Global Activist ’94 Exemplifies Service
Amy Gopp, SIS/BA '94, has traveled the globe and seen those hit by war, poverty, and natural disaster, yet she is not a bystander. Her most recent focus is aimed at responding to Haiti's need for emergency aid since the earthquake on January 12. While she plans to go to Haiti in the future, she wants to be strategic about when she travels, since she understands that going too soon would put her in the way of emergency workers during a vital time. For now, she's focused on fundraising – and she's raised $1 million in less than a month.
"My goal is not to be a first responder, but to provide resources," she says.
Gopp draws on her experiences as a missionary, preacher, global activist, and peacemaker, in her role as executive director of the Week of Compassion's relief, refugee, and development mission of the Christian Church (Disciples of Christ), which receives and distributes about $3 million annually to respond to disasters and promote sustainable development in the United States and abroad. The "week" of compassion is year-round, despite its name, which reflects the program's history as a special offering in the denomination.
It was fellow alumna Holly Riester, CAS/MA '03; SIS/BA '93, who called attention to Gopp's work. In an e-mail to AU she said, "Amy epitomizes the 'service' that gives SIS its name."
In February, Gopp's colleagues in Haiti, who had just gotten through the search and rescue phase, told her conditions were "abominable." The biggest obstacle: meeting the basic water, food, and shelter needs of so many people.
"It's about the conditions that were already there—or not there," she says, speaking of the Haitian government's lack of services for its people, even before the earthquake.
Gopp has seen the gamut of conditions in her travels. In the war-ravaged former Yugoslavia, she lived for four years as a peace activist and missionary. She worked in Croatia and Bosnia, helping refugees, promoting interfaith dialogue and education in conflict resolution. She also coordinated an award-winning, interfaith choir in Sarajevo, Bosnia and Herzegovina.
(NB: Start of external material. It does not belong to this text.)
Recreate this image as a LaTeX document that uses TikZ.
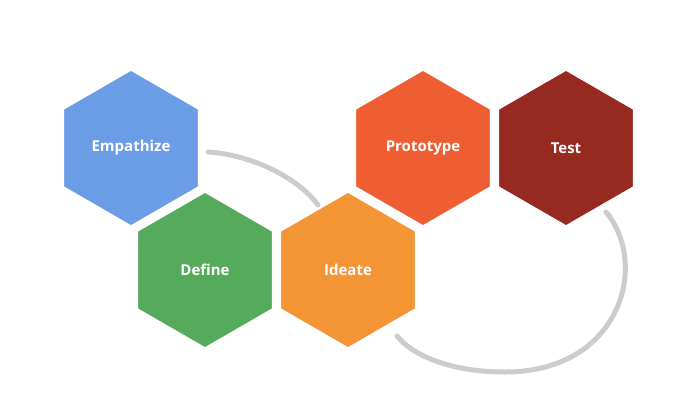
\documentclass[tikz,border=0pt]{standalone}
\usepackage{fontspec}
\setmainfont{Open Sans}
\usetikzlibrary{shapes.geometric}
\definecolor{cEmp}{HTML}{6A9DE6}
\definecolor{cDef}{HTML}{55AB5B}
\definecolor{cIde}{HTML}{F39535}
\definecolor{cPro}{HTML}{EF5E33}
\definecolor{cTes}{HTML}{962A20}
\definecolor{cArc}{HTML}{CCCCCC}
\begin{document}
\begin{tikzpicture}[x=1pt,y=-1pt,
	hexa/.style={regular polygon, regular polygon sides=6, shape border rotate=30,
		minimum size=156pt, inner sep=0pt, draw=white, line width=1.5pt,
		text=white, font=\bfseries\fontsize{15}{18}\selectfont},
	loop/.style={draw=cArc, line width=5pt, line cap=round}
	]
	\useasboundingbox (0,0) rectangle (698,400);
	
	% loops behind the hexagons
	\coordinate (A1) at (208,152);
	\coordinate (A2) at (318,205);
	\coordinate (B1) at (606,212);
	\coordinate (B2) at (397,336);
	\draw[loop] (A1) .. controls (255,155) and (300,180) .. (A2);
	\draw[loop] (B1) .. controls (650,265) and (620,372) .. (505,372)
		.. controls (450,372) and (412,355) .. (B2);
	
	% hexagons
	\node[hexa, fill=cEmp] (emp) at (131,148) {Empathize};
	\node[hexa, fill=cDef] (def) at (205,270) {Define};
	\node[hexa, fill=cIde] (ide) at (348,270) {Ideate};
	\node[hexa, fill=cPro] (pro) at (423,148) {Prototype};
	\node[hexa, fill=cTes] (tes) at (566,148) {Test};
\end{tikzpicture}
\end{document}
Other relief sites she's worked at include Indonesia, Kenya, and the Sudan. No task is too big or too small, she says. She helped in the wake of hurricane Katrina in 2005, but she also regularly calls small towns in the United States after it snows to ask if they need help.
"I credit SIS for the work I do today," she says. "I learned at a young age what it means to be part of a global community, and that I have a responsibility to give back."
Gopp, who also holds a MA in Conflict Resolution from Antioch University in Ohio and Master of Divinity degree from Union Theological Seminary in New York, says, "Without hope, I could not do this work."
Despite taking great satisfaction in her regular work, Gopp has embarked on a new project, too. She's contributing editor of a new book coming out this August – a collection of essays by young people reflecting the diversity of American Christianity, titled Split Ticket: Independent Faith in a Time of Partisan Politics.
In an unpredictable world, one thing's certain: Gopp acts on the ideals she learned at AU and SIS in her life's work—above and beyond the normal 9-5 work week.